Quand j’étais petite, j’avais très peur des fantômes. Pendant longtemps, je ne pouvais pas dormir toute seule. La mort me terrorisait, surtout celle de mes proches. Carlos Saura disait « qu’il faisait du cinéma pour se libérer des fantômes. » Moi, c’est pareil. Quand je fais un film j’ai envie d’aller voir ce qui se cache sous l’apparence des choses, au-delà du visible. Notre connaissance est tellement limitée, c’est impossible de tout rationaliser. Quand ma fille de 8 ans me demande : « On va où quand on est mort ? » Je suis bien embêtée pour lui répondre. Parce que la mort qui s’ouvre sur le néant, c’est une vision minoritaire à travers le monde. Elle s’est imposée chez nous avec une telle force que c’est devenu une conviction. En fait, on n’en sait rien. C’est le plus grand mystère de la vie. Cette question de la vie et de la mort, avec sa part d’énigmes et d’inconnus, est ce qui me pousse à vouloir faire du cinéma, pour questionner la part secrète des choses, le hors champ. Parce que seul le cinéma a le pouvoir de rendre acceptable la mort. Dans Tchau tchau et dans mon premier long métrage Bruxas (2022), j’aborde la mort, de façon directe et frontale, parce que j’ai du mal à comprendre le tabou qui rôde autour de ce sujet. On devrait pouvoir parler de la mort plus facilement, sans que ce soit plombant ou que ça mette mal à l’aise. La mort est chargée de belles choses aussi, les rituels qui l’accompagnent et les émotions qu’elle suscite sont belles. Il y a une part de sacré dans la mort qui est fascinante et très inspirante.

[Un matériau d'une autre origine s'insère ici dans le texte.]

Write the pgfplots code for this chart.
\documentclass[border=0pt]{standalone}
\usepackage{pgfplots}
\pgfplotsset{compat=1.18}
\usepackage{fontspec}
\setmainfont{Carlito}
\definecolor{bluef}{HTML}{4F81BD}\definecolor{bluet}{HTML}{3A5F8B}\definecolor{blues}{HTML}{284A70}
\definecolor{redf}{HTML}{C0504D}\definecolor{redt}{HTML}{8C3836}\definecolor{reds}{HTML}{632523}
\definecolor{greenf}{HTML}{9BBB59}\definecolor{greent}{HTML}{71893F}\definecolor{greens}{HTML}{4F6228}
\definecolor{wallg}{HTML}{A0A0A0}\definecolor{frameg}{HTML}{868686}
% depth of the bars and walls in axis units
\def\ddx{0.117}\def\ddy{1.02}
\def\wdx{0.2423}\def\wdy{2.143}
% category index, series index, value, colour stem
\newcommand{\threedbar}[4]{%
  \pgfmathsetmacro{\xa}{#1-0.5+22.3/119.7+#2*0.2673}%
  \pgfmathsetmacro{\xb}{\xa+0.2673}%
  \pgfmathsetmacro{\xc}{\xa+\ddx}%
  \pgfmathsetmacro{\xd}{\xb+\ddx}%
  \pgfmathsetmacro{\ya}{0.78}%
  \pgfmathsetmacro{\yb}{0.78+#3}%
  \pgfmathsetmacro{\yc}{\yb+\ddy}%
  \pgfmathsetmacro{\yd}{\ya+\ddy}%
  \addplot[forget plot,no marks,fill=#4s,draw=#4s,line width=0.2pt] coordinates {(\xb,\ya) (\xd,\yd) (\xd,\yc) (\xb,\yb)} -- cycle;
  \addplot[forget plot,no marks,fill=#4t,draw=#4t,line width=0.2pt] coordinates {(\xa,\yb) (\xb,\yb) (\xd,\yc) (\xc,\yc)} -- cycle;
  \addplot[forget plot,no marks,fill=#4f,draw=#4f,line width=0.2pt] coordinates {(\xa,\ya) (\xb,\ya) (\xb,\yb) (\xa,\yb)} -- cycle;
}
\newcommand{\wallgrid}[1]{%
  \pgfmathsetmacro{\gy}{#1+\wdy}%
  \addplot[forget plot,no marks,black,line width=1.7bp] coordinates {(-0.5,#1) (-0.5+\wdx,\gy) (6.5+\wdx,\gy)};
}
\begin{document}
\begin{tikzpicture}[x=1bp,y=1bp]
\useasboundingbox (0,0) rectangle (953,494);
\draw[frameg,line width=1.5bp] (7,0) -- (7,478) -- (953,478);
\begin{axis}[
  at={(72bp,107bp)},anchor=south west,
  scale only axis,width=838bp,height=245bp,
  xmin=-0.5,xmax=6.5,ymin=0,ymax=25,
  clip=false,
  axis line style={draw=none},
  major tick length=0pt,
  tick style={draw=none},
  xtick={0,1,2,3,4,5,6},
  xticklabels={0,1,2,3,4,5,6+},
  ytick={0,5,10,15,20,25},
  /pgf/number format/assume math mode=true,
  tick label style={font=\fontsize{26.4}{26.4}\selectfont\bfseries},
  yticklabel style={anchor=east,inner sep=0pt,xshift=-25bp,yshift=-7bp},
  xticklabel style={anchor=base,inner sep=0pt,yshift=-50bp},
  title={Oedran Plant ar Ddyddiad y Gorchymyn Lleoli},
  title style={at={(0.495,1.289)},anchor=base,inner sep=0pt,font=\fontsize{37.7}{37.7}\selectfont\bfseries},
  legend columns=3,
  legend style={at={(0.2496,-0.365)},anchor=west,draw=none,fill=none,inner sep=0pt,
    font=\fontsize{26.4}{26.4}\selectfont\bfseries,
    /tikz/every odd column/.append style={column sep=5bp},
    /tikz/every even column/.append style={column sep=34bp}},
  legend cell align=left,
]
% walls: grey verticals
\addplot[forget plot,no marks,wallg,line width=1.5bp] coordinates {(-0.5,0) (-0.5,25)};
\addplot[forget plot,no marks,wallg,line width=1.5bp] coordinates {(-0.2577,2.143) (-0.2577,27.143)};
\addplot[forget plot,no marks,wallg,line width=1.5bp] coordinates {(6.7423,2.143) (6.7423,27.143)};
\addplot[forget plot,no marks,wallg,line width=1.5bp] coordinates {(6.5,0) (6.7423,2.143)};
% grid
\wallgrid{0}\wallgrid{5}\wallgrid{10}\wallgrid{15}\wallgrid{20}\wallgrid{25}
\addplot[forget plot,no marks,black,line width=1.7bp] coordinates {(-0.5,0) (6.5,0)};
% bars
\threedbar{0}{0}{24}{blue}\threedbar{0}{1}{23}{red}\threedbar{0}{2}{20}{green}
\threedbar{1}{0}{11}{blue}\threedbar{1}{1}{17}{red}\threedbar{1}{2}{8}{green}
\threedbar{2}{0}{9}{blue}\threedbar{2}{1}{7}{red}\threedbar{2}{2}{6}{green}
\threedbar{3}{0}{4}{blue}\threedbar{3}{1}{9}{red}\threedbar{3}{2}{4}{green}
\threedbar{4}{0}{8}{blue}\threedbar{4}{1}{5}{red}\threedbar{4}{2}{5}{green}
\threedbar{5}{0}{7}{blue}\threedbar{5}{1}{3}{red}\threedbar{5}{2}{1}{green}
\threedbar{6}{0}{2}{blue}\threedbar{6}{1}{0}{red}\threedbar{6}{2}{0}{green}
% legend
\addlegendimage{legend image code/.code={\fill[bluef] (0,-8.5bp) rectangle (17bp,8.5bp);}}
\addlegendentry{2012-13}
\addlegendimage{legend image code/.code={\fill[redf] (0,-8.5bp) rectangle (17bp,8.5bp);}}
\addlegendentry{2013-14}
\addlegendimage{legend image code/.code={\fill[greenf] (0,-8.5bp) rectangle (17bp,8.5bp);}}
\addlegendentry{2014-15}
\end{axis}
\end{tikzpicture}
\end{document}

À quel point l’âge de la petite-fille était-il important ? Envisagez-vous de réaliser d’autres films sur la perception et l’expression des enfants ?
Dans Tchau tchau ce qui m’intéresse dans l’âge de la petite fille (8 ans) c’est le fait qu’elle soit isolée dans le territoire de l’enfance, qu’elle vive ses émotions en décalée de celles de sa mère. Elle ressent la nostalgie et le manque de son grand-père alors elle élabore ses propres rituels, elle créé un totem et lui écrit un poème, c’est une façon pour elle de ré-enchanter son espace vital, de ramener du merveilleux en contraste avec cette façon désincarnée qu’ont les adultes de se rassembler sur Zoom pour des funérailles virtuelles. La petite fille fait preuve d’une certaine capacité d’imagination, elle déforme le réel et s’invente une manière d’être au monde. Elle ne ressent pas encore cette angoisse du devenir, même si elle doit surmonter sa peine.

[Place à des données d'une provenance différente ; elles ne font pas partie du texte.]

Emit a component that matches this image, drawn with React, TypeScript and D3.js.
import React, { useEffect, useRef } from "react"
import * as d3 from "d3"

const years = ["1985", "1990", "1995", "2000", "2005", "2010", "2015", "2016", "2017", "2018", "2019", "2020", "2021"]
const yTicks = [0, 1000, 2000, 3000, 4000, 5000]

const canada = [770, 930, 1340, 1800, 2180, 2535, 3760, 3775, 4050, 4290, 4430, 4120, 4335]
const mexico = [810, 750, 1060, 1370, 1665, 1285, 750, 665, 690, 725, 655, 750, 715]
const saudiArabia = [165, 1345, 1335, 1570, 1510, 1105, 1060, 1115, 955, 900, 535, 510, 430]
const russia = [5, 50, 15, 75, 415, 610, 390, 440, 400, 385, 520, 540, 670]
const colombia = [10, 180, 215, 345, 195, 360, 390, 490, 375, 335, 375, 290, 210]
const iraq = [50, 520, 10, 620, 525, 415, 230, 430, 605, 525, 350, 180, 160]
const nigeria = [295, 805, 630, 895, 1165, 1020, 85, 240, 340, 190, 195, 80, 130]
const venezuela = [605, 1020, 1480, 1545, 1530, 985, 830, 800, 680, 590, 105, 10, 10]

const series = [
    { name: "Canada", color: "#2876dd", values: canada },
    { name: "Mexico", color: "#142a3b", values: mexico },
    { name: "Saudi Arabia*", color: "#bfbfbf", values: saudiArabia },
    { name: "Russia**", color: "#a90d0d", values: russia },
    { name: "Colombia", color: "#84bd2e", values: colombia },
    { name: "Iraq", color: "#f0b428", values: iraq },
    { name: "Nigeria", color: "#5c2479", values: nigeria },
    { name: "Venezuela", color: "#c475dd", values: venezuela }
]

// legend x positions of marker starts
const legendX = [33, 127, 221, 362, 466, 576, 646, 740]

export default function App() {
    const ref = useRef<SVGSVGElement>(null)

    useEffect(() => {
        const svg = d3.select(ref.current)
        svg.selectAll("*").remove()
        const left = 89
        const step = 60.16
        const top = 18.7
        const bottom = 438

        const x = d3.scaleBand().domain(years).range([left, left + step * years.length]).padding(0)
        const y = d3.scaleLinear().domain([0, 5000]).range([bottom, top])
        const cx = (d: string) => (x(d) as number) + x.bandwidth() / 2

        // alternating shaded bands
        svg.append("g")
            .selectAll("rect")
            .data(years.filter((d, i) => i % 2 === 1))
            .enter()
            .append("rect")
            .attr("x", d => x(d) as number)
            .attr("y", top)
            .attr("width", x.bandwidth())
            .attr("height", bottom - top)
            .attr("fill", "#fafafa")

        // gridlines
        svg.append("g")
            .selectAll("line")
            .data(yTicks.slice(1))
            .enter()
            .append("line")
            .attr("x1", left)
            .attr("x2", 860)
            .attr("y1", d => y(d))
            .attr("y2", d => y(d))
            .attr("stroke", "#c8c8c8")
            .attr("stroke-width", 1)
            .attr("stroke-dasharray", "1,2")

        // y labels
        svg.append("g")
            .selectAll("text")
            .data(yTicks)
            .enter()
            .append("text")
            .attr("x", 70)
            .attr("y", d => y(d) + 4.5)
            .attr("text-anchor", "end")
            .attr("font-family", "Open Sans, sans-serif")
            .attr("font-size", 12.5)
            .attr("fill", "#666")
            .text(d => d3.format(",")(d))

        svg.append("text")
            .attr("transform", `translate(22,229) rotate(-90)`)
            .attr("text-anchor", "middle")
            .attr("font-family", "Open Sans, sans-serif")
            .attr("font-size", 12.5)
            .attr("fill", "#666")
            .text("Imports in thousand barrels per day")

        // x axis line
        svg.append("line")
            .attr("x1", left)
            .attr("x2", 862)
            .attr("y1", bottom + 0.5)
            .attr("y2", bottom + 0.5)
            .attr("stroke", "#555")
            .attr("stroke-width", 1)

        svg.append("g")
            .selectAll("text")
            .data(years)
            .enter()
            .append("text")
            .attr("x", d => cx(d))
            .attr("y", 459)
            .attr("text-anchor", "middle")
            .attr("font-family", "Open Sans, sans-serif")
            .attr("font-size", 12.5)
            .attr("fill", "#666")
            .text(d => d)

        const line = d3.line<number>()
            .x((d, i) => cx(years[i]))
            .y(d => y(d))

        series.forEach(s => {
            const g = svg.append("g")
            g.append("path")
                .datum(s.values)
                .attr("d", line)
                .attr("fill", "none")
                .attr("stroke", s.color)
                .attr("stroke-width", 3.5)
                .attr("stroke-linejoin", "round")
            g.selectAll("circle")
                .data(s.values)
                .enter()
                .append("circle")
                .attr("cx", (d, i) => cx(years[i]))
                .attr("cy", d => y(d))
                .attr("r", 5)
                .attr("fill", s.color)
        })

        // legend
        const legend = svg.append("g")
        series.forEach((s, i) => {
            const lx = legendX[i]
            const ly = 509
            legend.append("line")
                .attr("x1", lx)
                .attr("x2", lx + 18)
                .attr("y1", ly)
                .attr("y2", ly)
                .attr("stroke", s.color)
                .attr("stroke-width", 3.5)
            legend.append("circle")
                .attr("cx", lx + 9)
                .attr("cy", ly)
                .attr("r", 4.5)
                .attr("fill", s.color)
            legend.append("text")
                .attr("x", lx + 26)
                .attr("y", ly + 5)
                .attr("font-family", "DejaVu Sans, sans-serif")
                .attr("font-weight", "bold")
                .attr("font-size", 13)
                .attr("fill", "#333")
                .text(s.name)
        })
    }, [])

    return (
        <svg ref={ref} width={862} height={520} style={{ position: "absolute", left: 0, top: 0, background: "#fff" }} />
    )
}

Y a-t-il un court métrage qui vous a particulièrement marquée ?
La Balade du batracien de Leonor Teles m’a particulièrement marquée. Son récit empreint de fable est un acte politique où elle revient sur un phénomène xénophobe au Portugal. J’ai été aussi particulièrement touchée par le 1er film de Hanxiong Bo Drifting qui traite des dérives de la politique de l’enfant unique en Chine. Il y a très peu de dialogues et beaucoup de lyrisme dans sa façon d’aborder son sujet.
Selon vous, qu’est-ce qui fait un bon film ?

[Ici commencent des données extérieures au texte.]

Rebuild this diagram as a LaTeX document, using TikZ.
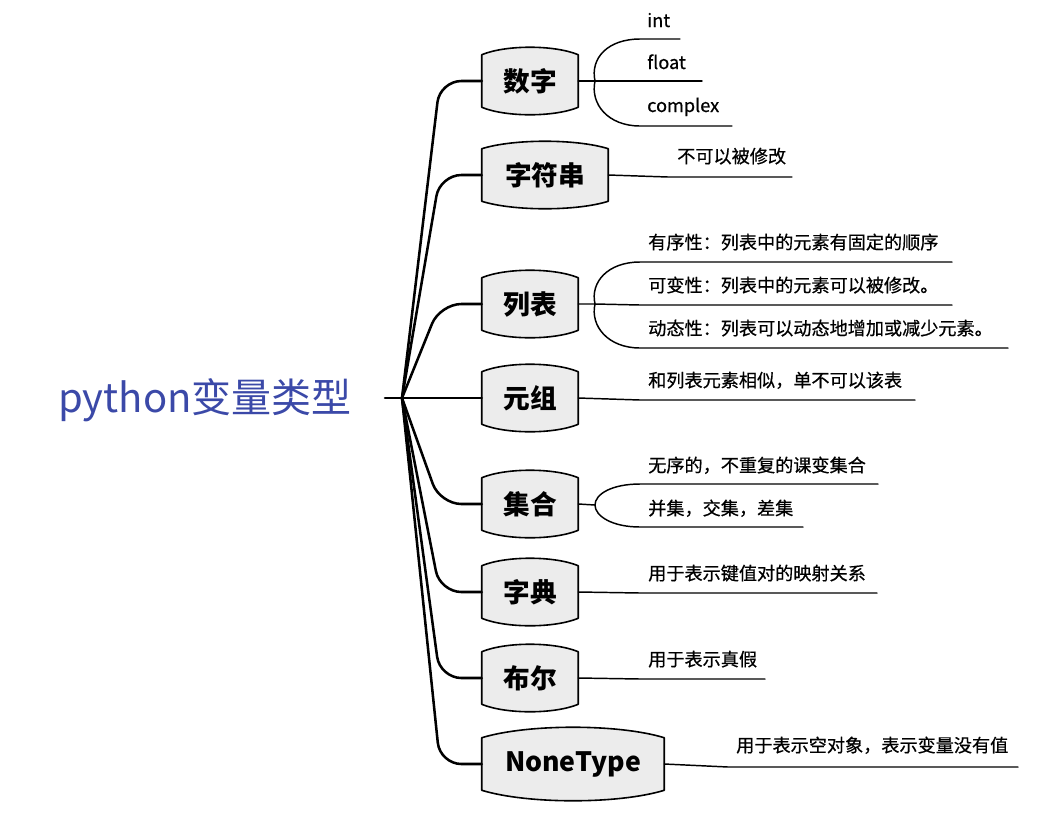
\documentclass[tikz,border=0pt]{standalone}
\usepackage{fontspec}
\setmainfont{Noto Sans CJK SC}
\newfontfamily\leaffont[FakeBold=0.6]{Noto Sans CJK SC}
\usetikzlibrary{calc,backgrounds}
\definecolor{rootblue}{HTML}{3B49A8}
\definecolor{boxgray}{HTML}{ECECEC}
\newcommand\barrel[2][10]{%
  \draw[boxline] (#2.south west) -- (#2.north west)
    .. controls ($(#2.north west)!0.25!(#2.north east)+(0,-#1)$) and ($(#2.north west)!0.75!(#2.north east)+(0,-#1)$) .. (#2.north east)
    -- (#2.south east)
    .. controls ($(#2.south west)!0.75!(#2.south east)+(0,#1)$) and ($(#2.south west)!0.25!(#2.south east)+(0,#1)$) .. (#2.south west) -- cycle;}
\tikzset{
  trunk/.style={line width=1.9pt, line cap=round, rounded corners=16pt},
  twig/.style={line width=1.1pt, line cap=round},
  boxline/.style={line width=1.2pt, fill=boxgray, line join=round},
  cat/.style={inner sep=0pt, minimum height=39pt, font=\fontsize{20}{24}\selectfont\bfseries},
  leaf/.style={anchor=base west, inner sep=0pt, font=\leaffont\fontsize{13.6}{16}\selectfont},
  rootstyle/.style={anchor=west, inner sep=0pt, text=rootblue, font=\fontsize{30}{34}\selectfont},
}
\begin{document}
\begin{tikzpicture}[x=0.75pt,y=-0.75pt]
\useasboundingbox (0,0) rectangle (1057,822);
% root
\node[rootstyle] (root) at (58,400) {python变量类型};
\coordinate (rootend) at (385,398);
\coordinate (hub) at (402,398);
\coordinate (bend) at (440,0);
% categories
\node[cat, minimum width=72pt]   (num)  at (530,81)  {数字};
\node[cat, minimum width=94.5pt] (str)  at (545,175) {字符串};
\node[cat, minimum width=72pt]   (lst)  at (530,304) {列表};
\node[cat, minimum width=72pt]   (tup)  at (530,398) {元组};
\node[cat, minimum width=72pt]   (set)  at (530,504) {集合};
\node[cat, minimum width=72pt]   (dic)  at (530,592) {字典};
\node[cat, minimum width=72pt]   (bool) at (530,678) {布尔};
\node[cat, minimum width=136.5pt] (none) at (573,764) {NoneType};
\begin{scope}[on background layer]
\barrel{num}\barrel{str}\barrel{lst}\barrel{tup}\barrel{set}\barrel{dic}\barrel{bool}\barrel[14]{none}
\end{scope}
% trunk
\draw[trunk] (rootend) -- (hub);
\draw[trunk] (hub) -- (num.west -| bend) -- (num.west);
\draw[trunk] (hub) -- (str.west -| bend) -- (str.west);
\draw[trunk] (hub) -- (lst.west -| bend) -- (lst.west);
\draw[trunk] (hub) -- (tup.west);
\draw[trunk] (hub) -- (set.west -| bend) -- (set.west);
\draw[trunk] (hub) -- (dic.west -| bend) -- (dic.west);
\draw[trunk] (hub) -- (bool.west -| bend) -- (bool.west);
\draw[trunk] (hub) -- (none.west -| bend) -- (none.west);
% numbers
\coordinate (numsp) at (595,81);
\coordinate (n1) at (640,39);  \coordinate (n1e) at (680,39);
\coordinate (n2) at (640,81);  \coordinate (n2e) at (702,81);
\coordinate (n3) at (640,126); \coordinate (n3e) at (732,126);
\draw[twig] (num.east) -- (numsp) -- (n2) -- (n2e);
\draw[twig] (numsp) .. controls (590,58) and (608,39) .. (n1) -- (n1e);
\draw[twig] (numsp) .. controls (590,104) and (608,126) .. (n3) -- (n3e);
\node[leaf] at (647,27) {int};
\node[leaf] at (647,69) {float};
\node[leaf] at (647,112) {complex};
% string
\coordinate (s1) at (668,177); \coordinate (s1e) at (792,177);
\draw[twig] (str.east) -- (s1) -- (s1e);
\node[leaf] at (677,163) {不可以被修改};
% list
\coordinate (lsp) at (595,304);
\coordinate (l1) at (640,262); \coordinate (l1e) at (952,262);
\coordinate (l2) at (640,305); \coordinate (l2e) at (952,305);
\coordinate (l3) at (640,348); \coordinate (l3e) at (1008,348);
\draw[twig] (lst.east) -- (lsp) -- (l2) -- (l2e);
\draw[twig] (lsp) .. controls (590,282) and (608,262) .. (l1) -- (l1e);
\draw[twig] (lsp) .. controls (590,326) and (608,348) .. (l3) -- (l3e);
\node[leaf] at (648,249) {有序性：列表中的元素有固定的顺序};
\node[leaf] at (648,292) {可变性：列表中的元素可以被修改。};
\node[leaf] at (648,335) {动态性：列表可以动态地增加或减少元素。};
% tuple
\coordinate (t1) at (640,400); \coordinate (t1e) at (915,400);
\draw[twig] (tup.east) -- (t1) -- (t1e);
\node[leaf] at (648,387) {和列表元素相似，单不可以该表};
% set
\coordinate (ssp) at (595,505);
\coordinate (e1) at (640,484); \coordinate (e1e) at (878,484);
\coordinate (e2) at (640,527); \coordinate (e2e) at (803,527);
\draw[twig] (set.east) -- (ssp);
\draw[twig] (ssp) .. controls (595,494) and (612,484) .. (e1) -- (e1e);
\draw[twig] (ssp) .. controls (595,516) and (612,527) .. (e2) -- (e2e);
\node[leaf] at (648,472) {无序的，不重复的课变集合};
\node[leaf] at (648,515) {并集，交集，差集};
% dict
\coordinate (d1) at (640,593); \coordinate (d1e) at (877,593);
\draw[twig] (dic.east) -- (d1) -- (d1e);
\node[leaf] at (648,580) {用于表示键值对的映射关系};
% bool
\coordinate (b1) at (640,679); \coordinate (b1e) at (765,679);
\draw[twig] (bool.east) -- (b1) -- (b1e);
\node[leaf] at (648,666) {用于表示真假};
% none
\coordinate (o1) at (728,767); \coordinate (o1e) at (1018,767);
\draw[twig] (none.east) -- (o1) -- (o1e);
\node[leaf] at (736,752) {用于表示空对象，表示变量没有值};
\end{tikzpicture}
\end{document}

Je crois que ce qui fait un bon film est d’abord lié à l’empreinte qu’il laisse. Il y a des films qui nous accompagne toute une vie parce qu’ils ont bougé quelque chose en nous. Je me méfie des films trop spectaculaires qui usent des effets pour manipuler nos émotions. Je crois que les plus grandes mises en scène au cinéma sont celles qui ne se voient pas.